SUPPLIED RECORDS —
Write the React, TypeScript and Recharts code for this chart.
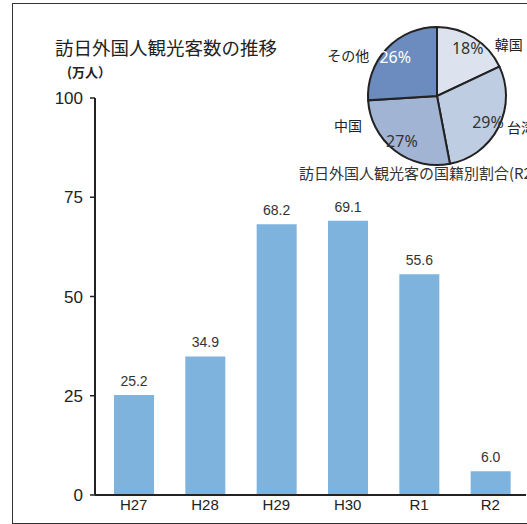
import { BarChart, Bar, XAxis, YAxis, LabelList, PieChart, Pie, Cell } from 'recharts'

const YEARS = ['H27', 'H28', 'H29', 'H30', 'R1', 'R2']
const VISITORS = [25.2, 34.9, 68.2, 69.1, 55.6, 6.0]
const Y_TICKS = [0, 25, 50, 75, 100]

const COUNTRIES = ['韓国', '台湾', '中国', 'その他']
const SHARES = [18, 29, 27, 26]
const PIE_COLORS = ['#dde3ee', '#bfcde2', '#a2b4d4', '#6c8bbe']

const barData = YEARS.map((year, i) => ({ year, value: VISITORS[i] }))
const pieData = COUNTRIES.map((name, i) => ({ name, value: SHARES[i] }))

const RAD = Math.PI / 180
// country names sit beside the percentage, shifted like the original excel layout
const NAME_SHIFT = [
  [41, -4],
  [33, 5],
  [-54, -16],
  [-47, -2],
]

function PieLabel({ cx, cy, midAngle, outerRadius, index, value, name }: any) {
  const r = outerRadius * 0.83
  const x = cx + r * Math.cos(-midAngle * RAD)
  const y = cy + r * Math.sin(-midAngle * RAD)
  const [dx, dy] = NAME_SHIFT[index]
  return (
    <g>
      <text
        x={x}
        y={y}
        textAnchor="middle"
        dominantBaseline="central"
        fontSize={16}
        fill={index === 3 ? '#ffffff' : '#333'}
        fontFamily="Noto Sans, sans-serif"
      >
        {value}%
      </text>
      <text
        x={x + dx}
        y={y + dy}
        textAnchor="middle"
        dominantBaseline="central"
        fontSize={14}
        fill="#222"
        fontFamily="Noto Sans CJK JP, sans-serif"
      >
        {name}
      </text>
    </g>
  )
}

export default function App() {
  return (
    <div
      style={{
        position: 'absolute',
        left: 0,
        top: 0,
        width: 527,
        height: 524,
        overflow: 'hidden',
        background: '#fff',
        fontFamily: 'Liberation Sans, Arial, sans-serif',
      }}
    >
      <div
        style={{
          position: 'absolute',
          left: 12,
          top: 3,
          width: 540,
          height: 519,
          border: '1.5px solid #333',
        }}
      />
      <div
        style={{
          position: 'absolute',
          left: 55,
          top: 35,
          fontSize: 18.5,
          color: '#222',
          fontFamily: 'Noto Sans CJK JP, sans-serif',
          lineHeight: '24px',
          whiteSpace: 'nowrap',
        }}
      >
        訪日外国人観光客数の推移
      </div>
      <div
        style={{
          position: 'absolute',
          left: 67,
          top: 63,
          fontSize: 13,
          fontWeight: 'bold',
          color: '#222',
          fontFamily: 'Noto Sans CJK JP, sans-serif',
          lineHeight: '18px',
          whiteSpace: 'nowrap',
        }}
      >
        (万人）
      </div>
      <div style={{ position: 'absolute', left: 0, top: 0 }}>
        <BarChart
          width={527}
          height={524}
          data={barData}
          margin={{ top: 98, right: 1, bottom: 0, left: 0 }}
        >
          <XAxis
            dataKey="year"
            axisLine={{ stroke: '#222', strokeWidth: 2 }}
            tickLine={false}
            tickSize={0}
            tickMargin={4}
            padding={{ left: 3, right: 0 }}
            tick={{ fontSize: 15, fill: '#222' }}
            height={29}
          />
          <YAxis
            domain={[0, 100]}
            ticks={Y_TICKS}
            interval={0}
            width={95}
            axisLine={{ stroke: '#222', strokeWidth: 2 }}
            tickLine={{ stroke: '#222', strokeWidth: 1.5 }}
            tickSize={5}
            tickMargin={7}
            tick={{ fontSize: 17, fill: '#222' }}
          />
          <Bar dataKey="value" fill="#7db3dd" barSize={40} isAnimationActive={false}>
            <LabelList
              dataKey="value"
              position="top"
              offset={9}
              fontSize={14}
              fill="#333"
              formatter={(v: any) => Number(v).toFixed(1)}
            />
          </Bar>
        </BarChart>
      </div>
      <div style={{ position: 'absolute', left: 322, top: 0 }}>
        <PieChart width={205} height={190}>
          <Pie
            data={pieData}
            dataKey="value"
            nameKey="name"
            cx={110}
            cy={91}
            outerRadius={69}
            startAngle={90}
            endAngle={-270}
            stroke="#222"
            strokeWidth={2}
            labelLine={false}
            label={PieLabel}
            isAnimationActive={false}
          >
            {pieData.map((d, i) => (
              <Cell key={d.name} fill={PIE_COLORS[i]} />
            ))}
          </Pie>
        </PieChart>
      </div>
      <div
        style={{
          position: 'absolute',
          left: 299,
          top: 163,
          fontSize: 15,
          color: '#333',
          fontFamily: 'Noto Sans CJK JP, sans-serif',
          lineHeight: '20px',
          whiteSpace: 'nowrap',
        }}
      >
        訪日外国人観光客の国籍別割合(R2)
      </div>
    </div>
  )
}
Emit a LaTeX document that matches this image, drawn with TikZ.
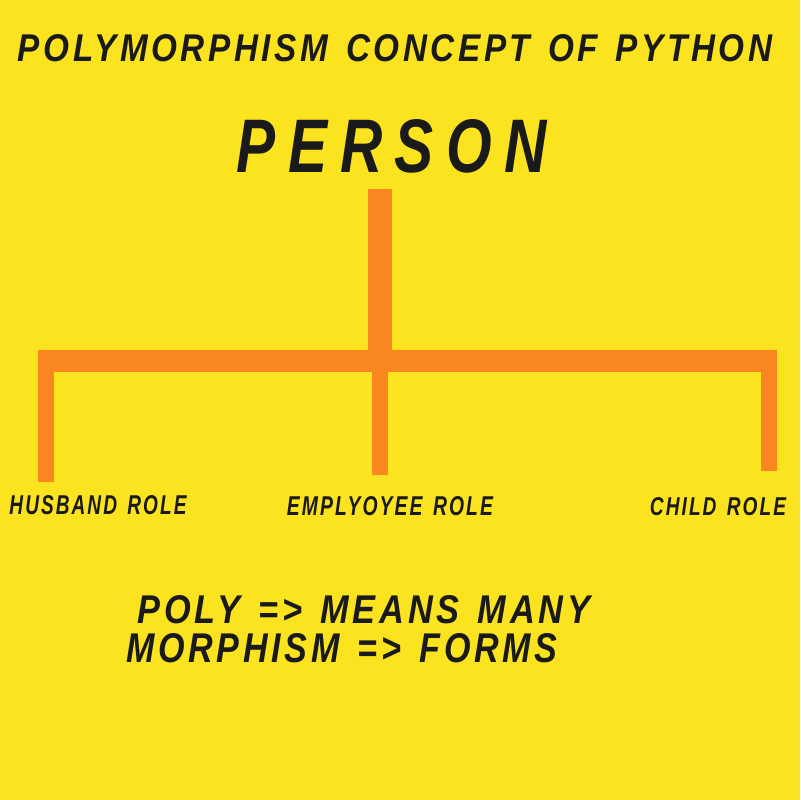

---

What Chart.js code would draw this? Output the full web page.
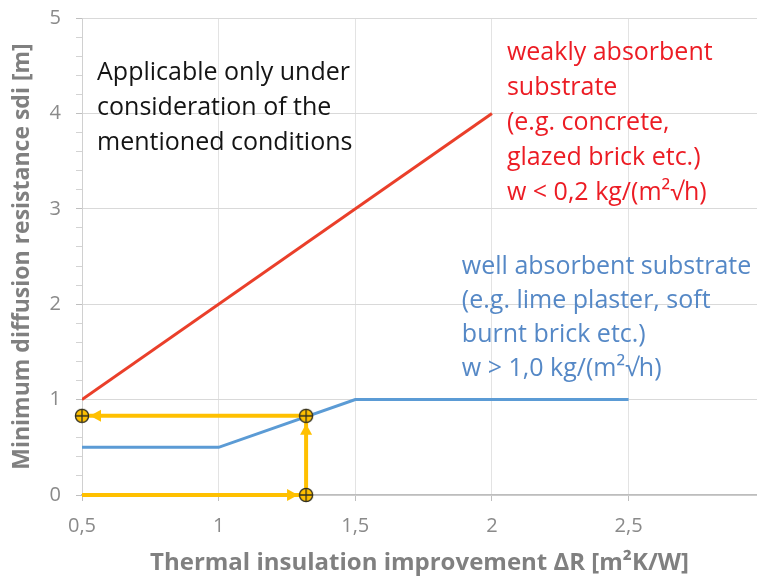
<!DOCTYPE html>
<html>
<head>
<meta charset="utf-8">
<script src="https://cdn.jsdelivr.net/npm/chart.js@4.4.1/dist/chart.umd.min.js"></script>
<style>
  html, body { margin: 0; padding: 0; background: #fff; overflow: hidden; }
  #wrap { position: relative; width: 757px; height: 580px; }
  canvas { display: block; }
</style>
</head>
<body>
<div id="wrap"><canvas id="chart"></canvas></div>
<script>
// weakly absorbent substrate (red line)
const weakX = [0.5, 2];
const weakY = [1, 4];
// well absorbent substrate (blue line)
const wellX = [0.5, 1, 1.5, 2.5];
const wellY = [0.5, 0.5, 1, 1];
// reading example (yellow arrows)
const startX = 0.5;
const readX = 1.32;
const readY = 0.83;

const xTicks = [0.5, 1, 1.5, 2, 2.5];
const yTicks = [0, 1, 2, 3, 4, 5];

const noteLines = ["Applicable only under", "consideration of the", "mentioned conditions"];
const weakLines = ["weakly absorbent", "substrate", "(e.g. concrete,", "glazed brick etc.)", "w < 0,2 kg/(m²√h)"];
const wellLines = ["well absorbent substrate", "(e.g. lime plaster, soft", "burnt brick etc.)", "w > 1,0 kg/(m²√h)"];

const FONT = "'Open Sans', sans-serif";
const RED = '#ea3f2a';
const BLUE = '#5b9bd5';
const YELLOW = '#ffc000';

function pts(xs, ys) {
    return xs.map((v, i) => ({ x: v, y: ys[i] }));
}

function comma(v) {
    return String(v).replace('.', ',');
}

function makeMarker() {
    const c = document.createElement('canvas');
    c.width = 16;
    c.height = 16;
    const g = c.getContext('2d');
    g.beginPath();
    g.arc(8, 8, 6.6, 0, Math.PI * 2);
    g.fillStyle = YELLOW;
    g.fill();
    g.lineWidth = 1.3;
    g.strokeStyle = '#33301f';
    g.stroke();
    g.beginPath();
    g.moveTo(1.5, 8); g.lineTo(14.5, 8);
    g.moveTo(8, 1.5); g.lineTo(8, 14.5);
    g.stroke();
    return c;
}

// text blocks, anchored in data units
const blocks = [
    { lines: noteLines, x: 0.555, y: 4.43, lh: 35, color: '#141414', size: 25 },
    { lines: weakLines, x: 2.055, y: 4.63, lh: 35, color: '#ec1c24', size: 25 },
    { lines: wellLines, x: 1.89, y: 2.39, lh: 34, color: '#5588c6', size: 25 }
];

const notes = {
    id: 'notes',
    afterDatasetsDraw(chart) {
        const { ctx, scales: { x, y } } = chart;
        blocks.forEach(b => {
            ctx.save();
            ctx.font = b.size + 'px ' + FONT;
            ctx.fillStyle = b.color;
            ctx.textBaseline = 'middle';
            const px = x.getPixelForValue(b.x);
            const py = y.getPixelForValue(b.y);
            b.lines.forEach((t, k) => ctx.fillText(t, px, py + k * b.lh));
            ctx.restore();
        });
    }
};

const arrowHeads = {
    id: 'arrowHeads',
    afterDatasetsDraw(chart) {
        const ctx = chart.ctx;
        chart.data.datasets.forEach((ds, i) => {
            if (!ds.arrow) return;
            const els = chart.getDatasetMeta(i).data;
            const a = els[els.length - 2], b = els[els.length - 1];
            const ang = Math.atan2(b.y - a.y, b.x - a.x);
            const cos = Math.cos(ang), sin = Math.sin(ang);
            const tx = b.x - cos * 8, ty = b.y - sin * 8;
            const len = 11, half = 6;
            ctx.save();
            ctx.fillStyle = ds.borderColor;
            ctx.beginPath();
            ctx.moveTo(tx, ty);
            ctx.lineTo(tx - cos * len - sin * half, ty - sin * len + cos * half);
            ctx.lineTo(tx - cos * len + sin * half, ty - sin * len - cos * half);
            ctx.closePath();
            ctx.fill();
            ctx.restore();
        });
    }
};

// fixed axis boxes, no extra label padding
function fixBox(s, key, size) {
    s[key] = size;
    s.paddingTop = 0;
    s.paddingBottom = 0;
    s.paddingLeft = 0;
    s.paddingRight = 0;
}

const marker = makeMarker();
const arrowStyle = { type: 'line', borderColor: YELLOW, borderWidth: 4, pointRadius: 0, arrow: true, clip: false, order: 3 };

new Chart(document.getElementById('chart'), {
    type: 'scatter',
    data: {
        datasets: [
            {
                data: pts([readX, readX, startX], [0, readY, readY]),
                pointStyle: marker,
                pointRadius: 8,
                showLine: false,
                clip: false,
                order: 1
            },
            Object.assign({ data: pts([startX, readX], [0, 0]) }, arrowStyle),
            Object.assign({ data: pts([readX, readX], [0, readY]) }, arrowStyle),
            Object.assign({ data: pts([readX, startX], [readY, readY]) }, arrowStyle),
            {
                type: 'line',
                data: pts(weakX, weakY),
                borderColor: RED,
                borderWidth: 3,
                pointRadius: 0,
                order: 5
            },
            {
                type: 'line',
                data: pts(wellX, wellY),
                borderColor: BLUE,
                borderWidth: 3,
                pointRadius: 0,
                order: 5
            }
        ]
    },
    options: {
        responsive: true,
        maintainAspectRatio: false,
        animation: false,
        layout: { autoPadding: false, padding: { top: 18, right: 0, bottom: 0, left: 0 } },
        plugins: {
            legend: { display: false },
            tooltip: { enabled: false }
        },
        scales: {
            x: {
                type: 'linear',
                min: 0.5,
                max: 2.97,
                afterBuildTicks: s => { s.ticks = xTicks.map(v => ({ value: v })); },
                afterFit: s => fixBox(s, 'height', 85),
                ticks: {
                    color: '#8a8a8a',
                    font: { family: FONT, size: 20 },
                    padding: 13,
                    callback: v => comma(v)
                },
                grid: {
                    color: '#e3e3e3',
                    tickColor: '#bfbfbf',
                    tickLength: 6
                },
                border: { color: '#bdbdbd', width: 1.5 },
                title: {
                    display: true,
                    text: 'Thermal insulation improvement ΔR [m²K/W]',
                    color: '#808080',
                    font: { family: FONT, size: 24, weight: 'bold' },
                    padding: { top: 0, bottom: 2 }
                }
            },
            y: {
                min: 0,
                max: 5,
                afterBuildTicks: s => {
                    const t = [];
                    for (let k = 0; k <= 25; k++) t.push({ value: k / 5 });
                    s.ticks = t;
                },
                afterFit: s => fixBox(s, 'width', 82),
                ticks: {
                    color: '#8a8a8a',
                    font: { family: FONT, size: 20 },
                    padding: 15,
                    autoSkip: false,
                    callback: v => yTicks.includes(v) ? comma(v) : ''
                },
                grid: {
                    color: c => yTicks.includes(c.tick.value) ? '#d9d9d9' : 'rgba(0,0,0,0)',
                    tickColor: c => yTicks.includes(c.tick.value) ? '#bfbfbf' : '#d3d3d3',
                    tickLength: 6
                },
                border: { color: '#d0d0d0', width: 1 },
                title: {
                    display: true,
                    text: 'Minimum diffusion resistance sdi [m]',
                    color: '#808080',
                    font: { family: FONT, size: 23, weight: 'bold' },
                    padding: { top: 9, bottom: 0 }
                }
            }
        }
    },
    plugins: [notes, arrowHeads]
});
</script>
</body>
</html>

PROBLEM DESCRIPTION —
Filter the data, keeping only the lines that contain "document".

THE RESULT —
Emit a LaTeX document that matches this image, drawn with TikZ.
    const c = document.createElement('canvas');
new Chart(document.getElementById('chart'), {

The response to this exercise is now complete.